# WRITTEN TASK
Among the entries below, one stretch runs from the line that contains "Convert this chart to Bokeh code." through the line that contains "8.85, 9.75, 12.85]". Repeat that stretch exactly, ends included, and only that.

# DATASET ROWS
+ + + +
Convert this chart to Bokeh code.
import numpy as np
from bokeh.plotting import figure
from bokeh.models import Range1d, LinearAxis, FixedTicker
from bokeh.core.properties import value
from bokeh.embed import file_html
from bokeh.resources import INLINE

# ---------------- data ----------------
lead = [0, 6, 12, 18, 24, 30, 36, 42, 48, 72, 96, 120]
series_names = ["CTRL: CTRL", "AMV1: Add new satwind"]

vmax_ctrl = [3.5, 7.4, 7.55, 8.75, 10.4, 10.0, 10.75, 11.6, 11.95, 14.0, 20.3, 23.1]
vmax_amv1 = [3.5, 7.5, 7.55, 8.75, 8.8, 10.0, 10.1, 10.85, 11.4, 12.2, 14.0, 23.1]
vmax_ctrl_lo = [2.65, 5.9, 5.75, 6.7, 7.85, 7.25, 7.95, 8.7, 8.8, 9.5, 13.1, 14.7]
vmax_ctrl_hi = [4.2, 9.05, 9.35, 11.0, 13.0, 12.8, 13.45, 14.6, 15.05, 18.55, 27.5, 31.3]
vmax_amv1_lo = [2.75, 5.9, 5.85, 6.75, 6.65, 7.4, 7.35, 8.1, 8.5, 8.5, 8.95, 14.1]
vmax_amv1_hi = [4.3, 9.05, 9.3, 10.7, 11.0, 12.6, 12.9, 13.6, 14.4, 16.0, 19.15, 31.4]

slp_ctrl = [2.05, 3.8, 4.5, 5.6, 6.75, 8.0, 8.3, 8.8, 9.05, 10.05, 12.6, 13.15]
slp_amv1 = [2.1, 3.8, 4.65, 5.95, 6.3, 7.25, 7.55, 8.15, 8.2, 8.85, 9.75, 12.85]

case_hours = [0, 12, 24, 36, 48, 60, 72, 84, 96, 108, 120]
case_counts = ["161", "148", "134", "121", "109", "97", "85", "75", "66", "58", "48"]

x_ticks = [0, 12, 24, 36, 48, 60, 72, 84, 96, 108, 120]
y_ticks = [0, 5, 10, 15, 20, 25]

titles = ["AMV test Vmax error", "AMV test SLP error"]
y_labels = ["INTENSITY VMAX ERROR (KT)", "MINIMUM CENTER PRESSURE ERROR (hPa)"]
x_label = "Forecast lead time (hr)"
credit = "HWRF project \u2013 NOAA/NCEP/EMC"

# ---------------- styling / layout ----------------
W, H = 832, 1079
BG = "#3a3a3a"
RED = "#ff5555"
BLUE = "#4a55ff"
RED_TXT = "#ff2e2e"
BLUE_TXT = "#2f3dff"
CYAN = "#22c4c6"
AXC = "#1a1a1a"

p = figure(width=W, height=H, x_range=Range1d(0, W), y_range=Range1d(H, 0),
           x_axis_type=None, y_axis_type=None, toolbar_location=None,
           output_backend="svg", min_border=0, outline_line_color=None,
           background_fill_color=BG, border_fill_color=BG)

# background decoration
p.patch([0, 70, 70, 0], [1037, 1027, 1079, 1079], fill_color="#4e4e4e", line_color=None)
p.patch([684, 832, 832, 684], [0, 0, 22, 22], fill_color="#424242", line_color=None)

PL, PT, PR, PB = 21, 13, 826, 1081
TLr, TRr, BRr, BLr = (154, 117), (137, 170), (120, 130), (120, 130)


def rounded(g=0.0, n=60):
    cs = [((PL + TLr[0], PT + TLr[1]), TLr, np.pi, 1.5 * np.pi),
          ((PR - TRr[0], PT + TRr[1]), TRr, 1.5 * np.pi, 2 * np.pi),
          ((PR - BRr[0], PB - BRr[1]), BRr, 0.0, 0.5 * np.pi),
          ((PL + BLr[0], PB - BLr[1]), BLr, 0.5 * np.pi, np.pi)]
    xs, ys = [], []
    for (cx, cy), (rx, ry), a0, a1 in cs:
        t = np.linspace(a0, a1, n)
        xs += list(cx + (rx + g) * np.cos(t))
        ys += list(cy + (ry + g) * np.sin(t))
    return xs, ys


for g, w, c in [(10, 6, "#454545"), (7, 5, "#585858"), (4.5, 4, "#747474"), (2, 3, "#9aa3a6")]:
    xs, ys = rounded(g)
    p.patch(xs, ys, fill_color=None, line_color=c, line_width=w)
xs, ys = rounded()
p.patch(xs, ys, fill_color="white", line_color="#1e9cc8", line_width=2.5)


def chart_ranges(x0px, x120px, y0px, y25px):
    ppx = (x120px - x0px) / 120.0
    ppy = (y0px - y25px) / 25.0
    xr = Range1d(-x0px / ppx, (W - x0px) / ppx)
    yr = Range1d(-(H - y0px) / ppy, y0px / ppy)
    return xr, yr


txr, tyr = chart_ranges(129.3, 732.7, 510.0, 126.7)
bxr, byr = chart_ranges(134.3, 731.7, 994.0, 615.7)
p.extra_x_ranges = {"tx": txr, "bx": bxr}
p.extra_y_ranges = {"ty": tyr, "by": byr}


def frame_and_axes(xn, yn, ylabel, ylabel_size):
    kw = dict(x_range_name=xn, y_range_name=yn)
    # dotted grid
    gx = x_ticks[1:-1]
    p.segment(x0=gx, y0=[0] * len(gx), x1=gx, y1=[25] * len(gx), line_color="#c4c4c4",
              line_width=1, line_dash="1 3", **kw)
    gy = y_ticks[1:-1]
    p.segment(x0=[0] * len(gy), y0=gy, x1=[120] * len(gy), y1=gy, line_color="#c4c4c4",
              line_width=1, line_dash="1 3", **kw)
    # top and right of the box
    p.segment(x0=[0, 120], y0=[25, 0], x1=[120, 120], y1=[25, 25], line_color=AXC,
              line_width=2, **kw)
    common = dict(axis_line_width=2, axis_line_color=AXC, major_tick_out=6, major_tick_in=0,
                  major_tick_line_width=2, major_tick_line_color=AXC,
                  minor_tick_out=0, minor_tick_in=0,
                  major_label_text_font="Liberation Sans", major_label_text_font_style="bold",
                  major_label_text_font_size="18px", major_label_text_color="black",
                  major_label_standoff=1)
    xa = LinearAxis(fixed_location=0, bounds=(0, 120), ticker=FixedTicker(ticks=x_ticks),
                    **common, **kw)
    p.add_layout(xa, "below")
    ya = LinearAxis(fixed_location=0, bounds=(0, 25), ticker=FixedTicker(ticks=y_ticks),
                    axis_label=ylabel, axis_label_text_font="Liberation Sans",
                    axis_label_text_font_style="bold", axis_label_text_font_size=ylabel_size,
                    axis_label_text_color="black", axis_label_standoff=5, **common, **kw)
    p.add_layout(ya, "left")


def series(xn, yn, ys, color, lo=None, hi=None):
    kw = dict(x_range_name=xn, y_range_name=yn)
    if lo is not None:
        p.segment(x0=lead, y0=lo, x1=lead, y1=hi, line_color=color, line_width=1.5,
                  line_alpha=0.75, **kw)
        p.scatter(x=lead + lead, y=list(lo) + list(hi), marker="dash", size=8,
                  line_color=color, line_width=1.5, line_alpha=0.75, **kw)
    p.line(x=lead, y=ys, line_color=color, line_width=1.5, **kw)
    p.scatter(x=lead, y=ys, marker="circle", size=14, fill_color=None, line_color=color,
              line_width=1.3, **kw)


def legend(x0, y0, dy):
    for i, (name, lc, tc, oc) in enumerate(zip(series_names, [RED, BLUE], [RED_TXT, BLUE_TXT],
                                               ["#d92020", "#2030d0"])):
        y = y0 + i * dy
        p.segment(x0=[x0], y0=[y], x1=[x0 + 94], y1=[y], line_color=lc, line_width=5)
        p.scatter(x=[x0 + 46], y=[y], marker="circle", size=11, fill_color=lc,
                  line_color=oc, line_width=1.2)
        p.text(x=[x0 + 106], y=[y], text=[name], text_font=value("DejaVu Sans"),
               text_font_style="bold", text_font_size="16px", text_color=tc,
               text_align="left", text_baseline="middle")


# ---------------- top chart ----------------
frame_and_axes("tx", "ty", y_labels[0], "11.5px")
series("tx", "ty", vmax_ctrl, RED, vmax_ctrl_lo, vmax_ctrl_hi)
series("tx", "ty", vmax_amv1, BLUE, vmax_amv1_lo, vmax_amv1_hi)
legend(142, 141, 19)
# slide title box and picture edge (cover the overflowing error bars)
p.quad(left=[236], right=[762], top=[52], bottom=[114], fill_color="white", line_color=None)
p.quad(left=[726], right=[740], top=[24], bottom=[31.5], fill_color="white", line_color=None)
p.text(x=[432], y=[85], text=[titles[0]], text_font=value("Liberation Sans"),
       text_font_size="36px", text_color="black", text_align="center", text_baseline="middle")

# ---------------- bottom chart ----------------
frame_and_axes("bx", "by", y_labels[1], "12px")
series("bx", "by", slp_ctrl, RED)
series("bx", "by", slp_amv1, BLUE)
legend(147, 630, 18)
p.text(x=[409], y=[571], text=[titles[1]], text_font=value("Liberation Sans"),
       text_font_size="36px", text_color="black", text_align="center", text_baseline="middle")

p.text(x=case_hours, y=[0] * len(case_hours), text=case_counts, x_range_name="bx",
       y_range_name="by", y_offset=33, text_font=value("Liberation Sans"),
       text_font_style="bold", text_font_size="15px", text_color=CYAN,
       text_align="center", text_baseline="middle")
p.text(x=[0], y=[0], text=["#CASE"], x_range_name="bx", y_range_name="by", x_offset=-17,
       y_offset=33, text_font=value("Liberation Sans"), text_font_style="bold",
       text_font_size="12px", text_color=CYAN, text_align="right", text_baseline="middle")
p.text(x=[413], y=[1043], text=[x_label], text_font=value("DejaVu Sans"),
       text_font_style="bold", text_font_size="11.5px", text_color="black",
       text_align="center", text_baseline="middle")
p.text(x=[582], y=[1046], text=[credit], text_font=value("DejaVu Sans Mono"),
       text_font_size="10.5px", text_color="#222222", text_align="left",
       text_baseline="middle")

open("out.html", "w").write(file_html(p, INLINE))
+ + + +
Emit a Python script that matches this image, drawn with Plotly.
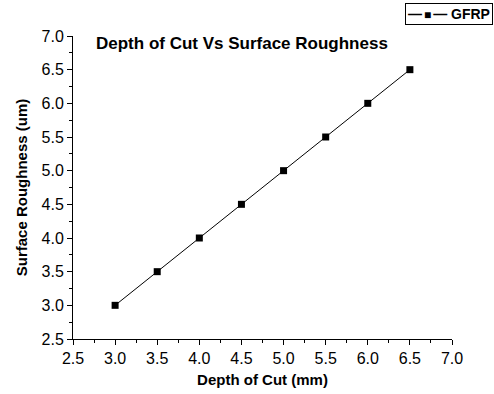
+ + + +
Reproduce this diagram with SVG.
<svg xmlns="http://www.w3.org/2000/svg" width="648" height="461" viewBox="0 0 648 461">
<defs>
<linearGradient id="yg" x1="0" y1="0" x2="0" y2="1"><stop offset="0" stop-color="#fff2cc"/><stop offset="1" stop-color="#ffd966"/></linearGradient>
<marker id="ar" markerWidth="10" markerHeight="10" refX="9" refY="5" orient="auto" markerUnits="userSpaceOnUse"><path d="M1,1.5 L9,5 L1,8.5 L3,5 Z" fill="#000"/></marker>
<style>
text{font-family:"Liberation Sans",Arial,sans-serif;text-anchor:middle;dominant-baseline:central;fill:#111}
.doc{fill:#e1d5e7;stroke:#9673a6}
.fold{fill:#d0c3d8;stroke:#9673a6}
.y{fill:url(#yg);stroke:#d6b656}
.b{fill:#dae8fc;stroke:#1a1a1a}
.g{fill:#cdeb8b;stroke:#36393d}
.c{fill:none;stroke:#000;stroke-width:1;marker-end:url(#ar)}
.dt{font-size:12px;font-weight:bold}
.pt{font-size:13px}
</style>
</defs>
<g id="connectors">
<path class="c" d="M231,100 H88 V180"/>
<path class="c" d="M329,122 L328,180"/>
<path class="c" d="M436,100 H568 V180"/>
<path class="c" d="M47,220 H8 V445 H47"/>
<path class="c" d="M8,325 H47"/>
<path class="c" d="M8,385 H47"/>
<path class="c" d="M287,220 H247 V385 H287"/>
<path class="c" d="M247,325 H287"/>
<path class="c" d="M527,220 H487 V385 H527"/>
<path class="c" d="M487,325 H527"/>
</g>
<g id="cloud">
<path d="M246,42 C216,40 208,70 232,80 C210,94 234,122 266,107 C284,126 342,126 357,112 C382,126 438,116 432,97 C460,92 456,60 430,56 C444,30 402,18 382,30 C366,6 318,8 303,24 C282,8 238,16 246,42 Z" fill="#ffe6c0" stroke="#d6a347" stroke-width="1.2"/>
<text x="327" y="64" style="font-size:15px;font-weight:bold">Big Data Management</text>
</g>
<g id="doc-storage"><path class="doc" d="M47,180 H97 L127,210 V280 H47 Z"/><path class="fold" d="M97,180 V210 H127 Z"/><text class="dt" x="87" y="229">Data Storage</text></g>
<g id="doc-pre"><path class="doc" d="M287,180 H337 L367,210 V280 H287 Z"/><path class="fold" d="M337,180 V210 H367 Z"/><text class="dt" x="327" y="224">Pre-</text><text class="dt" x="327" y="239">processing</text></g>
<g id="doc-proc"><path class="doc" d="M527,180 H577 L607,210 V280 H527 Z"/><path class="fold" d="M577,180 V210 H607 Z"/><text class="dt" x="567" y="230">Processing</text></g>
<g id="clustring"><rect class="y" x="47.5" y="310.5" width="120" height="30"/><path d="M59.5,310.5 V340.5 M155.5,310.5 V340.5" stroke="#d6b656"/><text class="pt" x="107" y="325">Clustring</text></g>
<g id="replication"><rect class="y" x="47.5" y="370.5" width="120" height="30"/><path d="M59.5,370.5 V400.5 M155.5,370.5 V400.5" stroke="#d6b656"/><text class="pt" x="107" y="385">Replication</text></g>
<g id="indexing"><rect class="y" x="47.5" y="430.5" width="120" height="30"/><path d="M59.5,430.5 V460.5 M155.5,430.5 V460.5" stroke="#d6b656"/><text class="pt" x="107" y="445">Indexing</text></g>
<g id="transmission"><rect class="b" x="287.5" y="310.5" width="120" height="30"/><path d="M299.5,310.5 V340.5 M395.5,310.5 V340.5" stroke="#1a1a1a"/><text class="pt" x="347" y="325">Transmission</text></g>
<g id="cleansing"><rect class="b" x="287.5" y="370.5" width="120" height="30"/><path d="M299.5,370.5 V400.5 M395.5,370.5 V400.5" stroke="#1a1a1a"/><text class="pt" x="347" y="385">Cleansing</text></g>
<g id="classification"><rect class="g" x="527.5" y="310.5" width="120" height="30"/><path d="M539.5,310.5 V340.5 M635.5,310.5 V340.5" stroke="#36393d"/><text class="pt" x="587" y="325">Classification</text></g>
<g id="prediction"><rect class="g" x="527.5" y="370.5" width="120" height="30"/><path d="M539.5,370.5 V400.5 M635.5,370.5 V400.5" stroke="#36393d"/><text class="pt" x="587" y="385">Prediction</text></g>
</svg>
+ + + +
# EXERCISE RESPONSE
Convert this chart to Bokeh code.
import numpy as np
from bokeh.plotting import figure
from bokeh.models import Range1d, LinearAxis, FixedTicker
from bokeh.core.properties import value
from bokeh.embed import file_html
from bokeh.resources import INLINE

# ---------------- data ----------------
lead = [0, 6, 12, 18, 24, 30, 36, 42, 48, 72, 96, 120]
series_names = ["CTRL: CTRL", "AMV1: Add new satwind"]

vmax_ctrl = [3.5, 7.4, 7.55, 8.75, 10.4, 10.0, 10.75, 11.6, 11.95, 14.0, 20.3, 23.1]
vmax_amv1 = [3.5, 7.5, 7.55, 8.75, 8.8, 10.0, 10.1, 10.85, 11.4, 12.2, 14.0, 23.1]
vmax_ctrl_lo = [2.65, 5.9, 5.75, 6.7, 7.85, 7.25, 7.95, 8.7, 8.8, 9.5, 13.1, 14.7]
vmax_ctrl_hi = [4.2, 9.05, 9.35, 11.0, 13.0, 12.8, 13.45, 14.6, 15.05, 18.55, 27.5, 31.3]
vmax_amv1_lo = [2.75, 5.9, 5.85, 6.75, 6.65, 7.4, 7.35, 8.1, 8.5, 8.5, 8.95, 14.1]
vmax_amv1_hi = [4.3, 9.05, 9.3, 10.7, 11.0, 12.6, 12.9, 13.6, 14.4, 16.0, 19.15, 31.4]

slp_ctrl = [2.05, 3.8, 4.5, 5.6, 6.75, 8.0, 8.3, 8.8, 9.05, 10.05, 12.6, 13.15]
slp_amv1 = [2.1, 3.8, 4.65, 5.95, 6.3, 7.25, 7.55, 8.15, 8.2, 8.85, 9.75, 12.85]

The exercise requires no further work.